Sidenote: make is really complicated
Oh, and one other thing. Could you just briefly check the difference between -O2
and -O3
for this parser? I think I may have used -O2
in the past, because I observed that the runtime performance was the same, but the compile was faster. But that may no longer be accurate. I think just testing the runtime speed on one large source file would be thorough enough. Thank you!
Sure. How do I run the benchmarks? It's also worth checking -Os
. That's been the default "production" setting for macOS for a long time.
I don't have a specific way to do benchmarking. Maybe just a quick comparison in your own app, however you're consuming these build artifacts? I would just time the parse of one big file. How about, if there's any measurable difference between -O2
and -O3
(and the compile time isn't annoyingly long), we do -O3
, and otherwise -O2
?
I'm open to -Os
too; I just don't know whether it's available in all C compilers.
Regarding using -O3 or -O2, I found this talk informative (and somewhat sad). From their research, they conclude that the -O3 and -O2 performance difference is mostly indistinguishable from noise - at least for their chosen statistical significance level. (link to paper). Note that the paper is from 2009 and the talk from 2019, so things might have improved
I agree with Doug’s comments about CFLAGS. Could you make that tweak @mattmassicotte? Thanks for tackling all of these changes 🙌
@maxbrunsfeld yes, will address the suggestion. It makes a lot of sense.
As for benchmarking, I'm really not in a position to do what you asked easily. My use of tree-sitter never parses a file from beginning to end flat-out, and I have so many other optimizations piled on top of the core library that I'm afraid the benchmarking I do have won't apply. I propose that we keep the Makefile matching the runtime's optimization level. What do you think?
@maxbrunsfeld @dcreager flags updated!
Ok, if profiling it is onerous, I'm fine with just using -O3
for now, we can always come back and change that. Thanks for setting this up @mattmassicotte!
Thanks so much everyone! This is a huge quality-of-life improvement for using the system.
This change adds a Makefile, and bindings to more easily build static/dynamic libraries for use in C-based languages. This is basically my first time making a Makefile. So, I just copied the one from the runtime and modified it. It was really close to what was needed.
This comes from some discussion I had in the main tree-sitter repo with @maxbrunsfeld.

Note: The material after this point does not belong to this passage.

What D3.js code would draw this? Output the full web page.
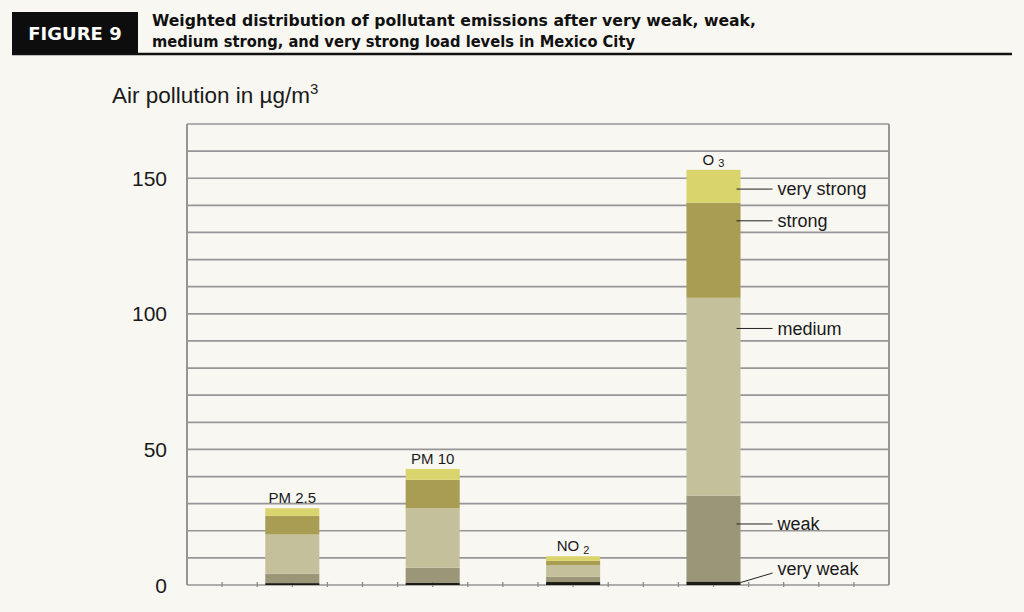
<!DOCTYPE html>
<html>
<head>
<meta charset="utf-8">
<script src="https://d3js.org/d3.v7.min.js"></script>
<style>
  html, body { margin: 0; padding: 0; background: #f8f7f2; }
  svg { display: block; }
  .tick-label { font-family: "Liberation Sans", Arial, sans-serif; font-size: 21px; fill: #1a1a1a; }
  .cat-label { font-family: "Liberation Sans", Arial, sans-serif; font-size: 15px; fill: #1a1a1a; }
  .level-label { font-family: "Liberation Sans", Arial, sans-serif; font-size: 18px; fill: #1a1a1a; }
</style>
</head>
<body>
<div id="chart"></div>
<script>
// pollutants, and the weighted load levels stacked in each bar (µg/m3)
var pollutants = ["PM 2.5", "PM 10", "NO2", "O3"];
var levels = ["very weak", "weak", "medium", "strong", "very strong"];

var veryWeak   = [0.7, 0.9, 1.1, 1.3];
var weak       = [3.5, 5.5, 1.9, 31.7];
var medium     = [14.4, 21.9, 4.3, 72.9];
var strong     = [6.9, 10.5, 1.6, 35.1];
var veryStrong = [2.8, 4.0, 1.7, 12.1];

var yTicks = [0, 50, 100, 150];
// where the level labels point to on the O3 bar
var labelValues = [4.4, 22.5, 94.6, 134.3, 146.0];

var levelColors = ["#1d1c14", "#9b9678", "#c5c09c", "#a89d53", "#d9d46c"];

var width = 1024, height = 612;
var svg = d3.select("#chart").append("svg")
  .attr("width", width)
  .attr("height", height);

svg.append("rect").attr("width", width).attr("height", height).attr("fill", "#f8f7f2");

// ---- header
svg.append("rect")
  .attr("x", 12).attr("y", 12).attr("width", 126).attr("height", 43)
  .attr("fill", "#0d0d0d");
svg.append("line")
  .attr("x1", 12).attr("x2", 1012).attr("y1", 54).attr("y2", 54)
  .attr("stroke", "#111").attr("stroke-width", 2.5);
svg.append("text")
  .attr("x", 75).attr("y", 40)
  .attr("text-anchor", "middle")
  .style("font-family", "'DejaVu Sans', sans-serif")
  .style("font-weight", "bold")
  .style("font-size", "18px")
  .attr("fill", "#fff")
  .text("FIGURE 9");
var title = svg.append("text")
  .style("font-family", "'DejaVu Sans', sans-serif")
  .style("font-weight", "bold")
  .style("font-size", "15px")
  .attr("fill", "#111");
title.append("tspan").attr("x", 152).attr("y", 26)
  .attr("textLength", 604).attr("lengthAdjust", "spacingAndGlyphs")
  .text("Weighted distribution of pollutant emissions after very weak, weak,");
title.append("tspan").attr("x", 152).attr("y", 47)
  .attr("textLength", 483).attr("lengthAdjust", "spacingAndGlyphs")
  .text("medium strong, and very strong load levels in Mexico City");

// ---- plot area
var plot = { left: 187, right: 889, top: 124, bottom: 585 };

var y = d3.scaleLinear().domain([0, 170]).range([plot.bottom, plot.top]);
// the frame is split into 20 tick intervals; bars sit at 3, 7, 11, 15
var xUnits = d3.scaleLinear().domain([0, 20]).range([plot.left, plot.right]);
var x = d3.scalePoint().domain(pollutants).range([xUnits(3), xUnits(15)]);
var barWidth = xUnits(1.54) - xUnits(0);

// horizontal grid every 10
svg.append("g")
  .selectAll("line")
  .data(d3.range(0, 171, 10))
  .enter().append("line")
    .attr("x1", plot.left).attr("x2", plot.right)
    .attr("y1", d => y(d)).attr("y2", d => y(d))
    .attr("stroke", "#969696")
    .attr("stroke-width", 1.7);

// frame sides
svg.append("line")
  .attr("x1", plot.left).attr("x2", plot.left)
  .attr("y1", plot.top).attr("y2", plot.bottom)
  .attr("stroke", "#969696").attr("stroke-width", 2);
svg.append("line")
  .attr("x1", plot.right).attr("x2", plot.right)
  .attr("y1", plot.top).attr("y2", plot.bottom)
  .attr("stroke", "#969696").attr("stroke-width", 2);

// small ticks along the bottom
svg.append("g")
  .selectAll("line")
  .data(d3.range(1, 20))
  .enter().append("line")
    .attr("x1", d => xUnits(d)).attr("x2", d => xUnits(d))
    .attr("y1", plot.bottom - 3).attr("y2", plot.bottom + 2)
    .attr("stroke", "#8a8a8a").attr("stroke-width", 1.3);

// y tick labels
svg.append("g")
  .selectAll("text")
  .data(yTicks)
  .enter().append("text")
    .attr("class", "tick-label")
    .attr("x", 167)
    .attr("y", d => y(d))
    .attr("dy", "0.36em")
    .attr("text-anchor", "end")
    .text(d => d);

// y axis title
var yTitle = svg.append("text")
  .attr("x", 112).attr("y", 103)
  .style("font-family", "'Liberation Sans', Arial, sans-serif")
  .style("font-size", "22.5px")
  .attr("fill", "#1a1a1a");
yTitle.append("tspan").text("Air pollution in µg/m");
yTitle.append("tspan").attr("dy", -9).style("font-size", "15px").text("3");

// ---- stacked bars
var table = pollutants.map(function(p, i) {
  return { pollutant: p, "very weak": veryWeak[i], weak: weak[i], medium: medium[i],
           strong: strong[i], "very strong": veryStrong[i] };
});
var series = d3.stack().keys(levels)(table);

svg.append("g")
  .selectAll("g")
  .data(series)
  .enter().append("g")
    .attr("fill", (d, i) => levelColors[i])
  .selectAll("rect")
  .data(d => d)
  .enter().append("rect")
    .attr("x", d => x(d.data.pollutant) - barWidth / 2)
    .attr("width", barWidth)
    .attr("y", d => y(d[1]))
    .attr("height", d => y(d[0]) - y(d[1]));

// pollutant labels above the bars
var totals = table.map(d => d3.sum(levels, k => d[k]));
var catGroup = svg.append("g");
pollutants.forEach(function(p, i) {
  var t = catGroup.append("text")
    .attr("class", "cat-label")
    .attr("x", x(p))
    .attr("y", y(totals[i]) - 5)
    .attr("text-anchor", "middle");
  if (p === "NO2") {
    t.append("tspan").text("NO ");
    t.append("tspan").attr("dy", 3).style("font-size", "11px").text("2");
  } else if (p === "O3") {
    t.append("tspan").text("O ");
    t.append("tspan").attr("dy", 2).style("font-size", "11px").text("3");
  } else {
    t.text(p);
  }
});

// level labels pointing at the O3 bar
var o3 = pollutants.length - 1;
var lineStart = x(pollutants[o3]) + barWidth / 2 - 4;
var textX = lineStart + 41;
levels.forEach(function(lv, i) {
  var ly = y(labelValues[i]);
  if (lv === "very weak") {
    svg.append("line")
      .attr("x1", lineStart + 4).attr("y1", y(veryWeak[o3] * 0.7))
      .attr("x2", textX - 5).attr("y2", ly)
      .attr("stroke", "#222").attr("stroke-width", 1);
    svg.append("text").attr("class", "level-label")
      .attr("x", textX).attr("y", ly + 2).text(lv);
  } else {
    svg.append("line")
      .attr("x1", lineStart).attr("x2", textX - 5)
      .attr("y1", ly).attr("y2", ly)
      .attr("stroke", "#222").attr("stroke-width", 1);
    svg.append("text").attr("class", "level-label")
      .attr("x", textX).attr("y", ly).attr("dy", "0.35em").text(lv);
  }
});
</script>
</body>
</html>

One additional thing I want to bring up is that I also modify bindings.gyp. Specifically, I include the following:
This does two things. First, builds the library for both architectures supported by macOS. It also establishes a minimum OS version for the linker, which quiets warnings. (I suspect that tree-sitter is compatible with much earlier versions of macOS, but I've only tested down to 10.13.)
I'm not 100% sure this is possible to address via a Makefile, as I was unable to find a way to control these settings via environment variables. However, I know nothing about the npm build process, and just figuring out this part required a lot of Googling and experimentation. I just wanted to bring this up as it is related, and possibly something you'd prefer to address here.